KIRKLAND v. WOLFSON

Court of Appeals of South Carolina (2022)

Facts

Issue

Holding — Per Curiam

Rule

Reasoning

Deep Dive: How the Court Reached Its Decision

Material Breach of Contract

The South Carolina Court of Appeals reasoned that Wolfson's failure to comply with the payment schedule outlined in the contract constituted a material breach, thus justifying the enforcement of the provision that transferred his interest in Old South Properties, Inc. (OSP) to Kirkland. The court emphasized that the purpose of the contract was to facilitate the dissolution of their joint ownership, which required timely payments to achieve that goal. The master-in-equity found that Wolfson’s failure to make the initial payment by the specified deadline was undisputed, confirming his default. The court highlighted that a breach is considered material if it fundamentally defeats the purpose of the contract, and in this case, Wolfson's non-payment directly undermined the intention of severing the partnership. Therefore, the court affirmed the master’s conclusion that Wolfson's actions met the criteria for default as defined in the contract.

Justification for Delay and Time is of the Essence

The court further addressed Wolfson's argument that his delay in payment was justified due to concerns about a lien on OSP and that the contract did not explicitly state that "time is of the essence." The master found that nothing in the contract allowed for extensions or modifications based on Wolfson's concerns, indicating that the parties had agreed upon a set timeline for payment. Testimony revealed that Kirkland was not amenable to altering the payment schedule, and the contract’s terms were clear and unambiguous. The court reinforced that the requirement for timely performance is an integral part of contractual obligations, and Wolfson's claim did not provide a legitimate basis for failing to meet the agreed-upon deadlines. Consequently, the absence of a clause explicitly stating that time was of the essence did not exempt Wolfson from complying with the payment schedule.

Notice of Default

In examining Wolfson's assertion that Kirkland's failure to provide a notice of default extended the grace period for payment, the court concluded that the contract did not necessitate such notice. The written agreement and the accompanying note and security agreement lacked any provision requiring notice in the event of default. The court noted that Wolfson’s reliance on precedents regarding acceleration clauses was misplaced, as those cases involved different contractual contexts. The parties were experienced businessmen, and Wolfson admitted he could have requested additional terms during the contract formation. Furthermore, the court emphasized that the purpose of a notice clause is to inform a party of pending consequences, which Wolfson was already aware of due to prior negotiations.

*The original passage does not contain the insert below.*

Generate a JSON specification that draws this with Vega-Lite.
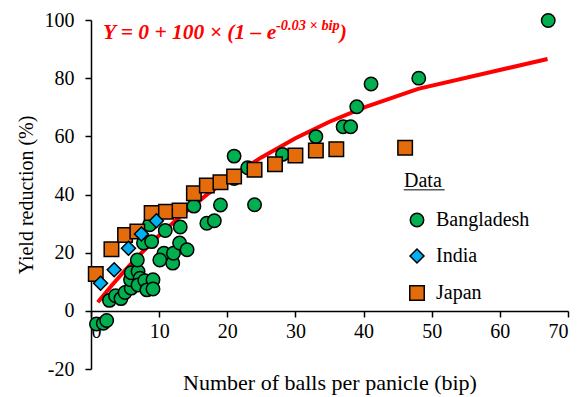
{
  "$schema": "https://vega.github.io/schema/vega-lite/v6.json",
  "width": 477,
  "height": 349,
  "autosize": {"type": "none"},
  "padding": {"left": 91, "top": 20, "right": 10, "bottom": 28},
  "config": {
    "view": {"stroke": null},
    "font": "Liberation Serif",
    "axis": {"grid": false, "domainColor": "black", "tickColor": "black", "labelColor": "black", "titleColor": "black", "labelFont": "Liberation Serif", "titleFont": "Liberation Serif", "labelFontSize": 20, "titleFontSize": 20, "titleFontWeight": "normal", "domainWidth": 1.5, "tickWidth": 1.5, "tickSize": 6, "labelExpr": "replace(datum.label, '−', '-')"}
  },
  "datasets": {
    "curve": [
      {"bip": 1, "fit": 2.96}, {"bip": 3, "fit": 8.61}, {"bip": 5, "fit": 13.93}, {"bip": 7, "fit": 18.94},
      {"bip": 10, "fit": 25.92}, {"bip": 13, "fit": 32.30}, {"bip": 17, "fit": 39.95}, {"bip": 21, "fit": 46.74},
      {"bip": 25, "fit": 52.76}, {"bip": 30, "fit": 59.34}, {"bip": 35, "fit": 65.01}, {"bip": 40, "fit": 69.88},
      {"bip": 48, "fit": 76.31}, {"bip": 67, "fit": 86.60}
    ],
    "points": [
      {"country": "Bangladesh", "bip": 0.8, "yr": -4.5}, {"country": "Bangladesh", "bip": 1.8, "yr": -4.3}, {"country": "Bangladesh", "bip": 2.3, "yr": -3.3},
      {"country": "Bangladesh", "bip": 2.7, "yr": 3.6}, {"country": "Bangladesh", "bip": 3.6, "yr": 5.2}, {"country": "Bangladesh", "bip": 4.4, "yr": 4.2},
      {"country": "Bangladesh", "bip": 5.0, "yr": 6.3}, {"country": "Bangladesh", "bip": 5.9, "yr": 7.8}, {"country": "Bangladesh", "bip": 5.8, "yr": 10.7},
      {"country": "Bangladesh", "bip": 5.9, "yr": 13.1}, {"country": "Bangladesh", "bip": 6.9, "yr": 13.5}, {"country": "Bangladesh", "bip": 6.8, "yr": 17.5},
      {"country": "Bangladesh", "bip": 7.2, "yr": 11.2}, {"country": "Bangladesh", "bip": 6.9, "yr": 8.9}, {"country": "Bangladesh", "bip": 7.9, "yr": 10.4},
      {"country": "Bangladesh", "bip": 8.2, "yr": 7.2}, {"country": "Bangladesh", "bip": 9.1, "yr": 10.7}, {"country": "Bangladesh", "bip": 9.1, "yr": 7.5},
      {"country": "Bangladesh", "bip": 7.7, "yr": 23.3}, {"country": "Bangladesh", "bip": 8.9, "yr": 23.8}, {"country": "Bangladesh", "bip": 8.6, "yr": 29.6},
      {"country": "Bangladesh", "bip": 10.9, "yr": 27.6}, {"country": "Bangladesh", "bip": 10.7, "yr": 19.8}, {"country": "Bangladesh", "bip": 10.1, "yr": 17.5},
      {"country": "Bangladesh", "bip": 12.0, "yr": 16.4}, {"country": "Bangladesh", "bip": 12.1, "yr": 19.8}, {"country": "Bangladesh", "bip": 13.0, "yr": 23.3},
      {"country": "Bangladesh", "bip": 14.1, "yr": 21.0}, {"country": "Bangladesh", "bip": 13.1, "yr": 28.8}, {"country": "Bangladesh", "bip": 15.1, "yr": 36.0},
      {"country": "Bangladesh", "bip": 17.0, "yr": 30.1}, {"country": "Bangladesh", "bip": 18.1, "yr": 31.0}, {"country": "Bangladesh", "bip": 19.0, "yr": 36.4},
      {"country": "Bangladesh", "bip": 21.0, "yr": 53.2}, {"country": "Bangladesh", "bip": 21.0, "yr": 45.5}, {"country": "Bangladesh", "bip": 23.0, "yr": 49.2},
      {"country": "Bangladesh", "bip": 24.0, "yr": 36.5}, {"country": "Bangladesh", "bip": 28.1, "yr": 53.8}, {"country": "Bangladesh", "bip": 33.0, "yr": 59.9},
      {"country": "Bangladesh", "bip": 37.0, "yr": 63.3}, {"country": "Bangladesh", "bip": 38.1, "yr": 63.3}, {"country": "Bangladesh", "bip": 39.0, "yr": 70.2},
      {"country": "Bangladesh", "bip": 41.1, "yr": 78.0}, {"country": "Bangladesh", "bip": 48.1, "yr": 80.0}, {"country": "Bangladesh", "bip": 67.1, "yr": 99.8},
      {"country": "Japan", "bip": 0.7, "yr": 12.7}, {"country": "Japan", "bip": 3.0, "yr": 21.2}, {"country": "Japan", "bip": 5.0, "yr": 26.1},
      {"country": "Japan", "bip": 6.8, "yr": 27.3}, {"country": "Japan", "bip": 8.9, "yr": 33.6}, {"country": "Japan", "bip": 11.0, "yr": 34.1},
      {"country": "Japan", "bip": 13.0, "yr": 34.5}, {"country": "Japan", "bip": 15.1, "yr": 40.4}, {"country": "Japan", "bip": 17.0, "yr": 43.1},
      {"country": "Japan", "bip": 19.0, "yr": 44.2}, {"country": "Japan", "bip": 21.0, "yr": 46.2}, {"country": "Japan", "bip": 24.0, "yr": 48.5},
      {"country": "Japan", "bip": 27.0, "yr": 50.4}, {"country": "Japan", "bip": 30.0, "yr": 53.4}, {"country": "Japan", "bip": 33.0, "yr": 55.1},
      {"country": "Japan", "bip": 36.0, "yr": 55.6}, {"country": "Japan", "bip": 46.1, "yr": 56.1},
      {"country": "India", "bip": 1.4, "yr": 9.5}, {"country": "India", "bip": 3.4, "yr": 14.1}, {"country": "India", "bip": 5.5, "yr": 21.5},
      {"country": "India", "bip": 7.4, "yr": 26.4}, {"country": "India", "bip": 9.6, "yr": 31.0}
    ],
    "one": [{}]
  },
  "layer": [
    {
      "data": {"name": "curve"},
      "mark": {"type": "line", "color": "#FF0000", "strokeWidth": 4},
      "encoding": {
        "x": {"field": "bip", "type": "quantitative", "scale": {"domain": [0, 70], "nice": false},
          "axis": {"values": [0, 10, 20, 30, 40, 50, 60, 70], "offset": -58, "labelPadding": 4, "title": "Number of balls per panicle (bip)", "titleFontSize": 22, "titlePadding": 31}},
        "y": {"field": "fit", "type": "quantitative", "scale": {"domain": [-20, 100], "nice": false},
          "axis": {"values": [-20, 0, 20, 40, 60, 80, 100], "labelPadding": 11, "title": "Yield reduction (%)", "titlePadding": 8}}
      }
    },
    {
      "data": {"name": "points"},
      "mark": {"type": "point", "filled": true, "stroke": "black", "strokeWidth": 1.5, "opacity": 1},
      "encoding": {
        "x": {"field": "bip", "type": "quantitative"},
        "y": {"field": "yr", "type": "quantitative"},
        "color": {"field": "country", "type": "nominal", "scale": {"domain": ["Bangladesh", "India", "Japan"], "range": ["#00B050", "#00B0F0", "#E46C0A"]},
          "legend": {"title": "Data", "orient": "none", "legendX": 313, "legendY": 151, "padding": 0, "titleFont": "Liberation Serif", "titleFontSize": 20, "titleFontWeight": "normal", "titleColor": "black", "titlePadding": 19, "labelFont": "Liberation Serif", "labelFontSize": 20, "labelColor": "black", "rowPadding": 16, "symbolSize": 280, "symbolStrokeColor": "black", "symbolStrokeWidth": 1.5, "symbolOffset": 3, "labelOffset": 9}},
        "shape": {"field": "country", "type": "nominal", "scale": {"domain": ["Bangladesh", "India", "Japan"], "range": ["circle", "diamond", "square"]}},
        "size": {"field": "country", "type": "nominal", "scale": {"domain": ["Bangladesh", "India", "Japan"], "range": [180, 210, 160]}, "legend": null}
      }
    },
    {
      "data": {"name": "one"},
      "mark": {"type": "rule", "color": "black", "strokeWidth": 1},
      "encoding": {"x": {"datum": 45.9}, "x2": {"datum": 51.9}, "y": {"datum": 41.6}}
    },
    {
      "data": {"name": "one"},
      "mark": {"type": "text", "align": "left", "baseline": "alphabetic", "color": "#FF0000", "fontSize": 21.5, "fontWeight": "bold", "fontStyle": "italic", "font": "Liberation Serif"},
      "encoding": {"x": {"datum": 1.76}, "y": {"datum": 93.5}, "text": {"value": "Y = 0 + 100 × (1 – e"}}
    },
    {
      "data": {"name": "one"},
      "mark": {"type": "text", "align": "left", "baseline": "alphabetic", "color": "#FF0000", "fontSize": 14.4, "fontWeight": "bold", "fontStyle": "italic", "font": "Liberation Serif"},
      "encoding": {"x": {"datum": 27.15}, "y": {"datum": 96.6}, "text": {"value": "-0.03 × bip"}}
    },
    {
      "data": {"name": "one"},
      "mark": {"type": "text", "align": "left", "baseline": "alphabetic", "color": "#FF0000", "fontSize": 21.5, "fontWeight": "bold", "fontStyle": "italic", "font": "Liberation Serif"},
      "encoding": {"x": {"datum": 36.5}, "y": {"datum": 93.5}, "text": {"value": ")"}}
    }
  ]
}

Thus, the absence of a notice clause did not impede Kirkland's right to declare Wolfson in default.

Consideration in Contract

The court also addressed Wolfson's argument that the self-executing provision transferring his interest in OSP lacked consideration. The master found that the documents, including the note and security agreement, were interconnected and constituted a single contract. Wolfson acknowledged that the note and security agreement were referenced in the contract, thereby affirming their relevance. The court determined that valuable consideration existed, as Kirkland had satisfied a judgment against Wolfson and withdrew a motion for a receiver, which were significant concessions. This exchange of promises and actions constituted sufficient consideration for the enforceability of the contract's terms, including the transfer provision. Therefore, the court upheld the master’s finding that the contract provided valuable consideration, negating Wolfson's claim of lack of consideration.

Forfeiture and Penalty

Finally, the court rejected Wolfson's assertion that the self-executing transfer provision constituted an unenforceable forfeiture or penalty. Citing established legal principles, the court explained that parties can stipulate liquidated damages in contracts, but such stipulations must not be disproportionate to the actual damages from a breach. The court found that the amount Wolfson was required to pay to obtain Kirkland’s interest was set at $90,000, which was not excessive relative to the value of that interest. While it was noted that Kirkland's interest could have been worth more, the agreed-upon amount was the contractual price, and there was no indication that it was intended as a penalty. Thus, the court affirmed the master’s decision that the provision was enforceable and did not constitute a forfeiture or penalty.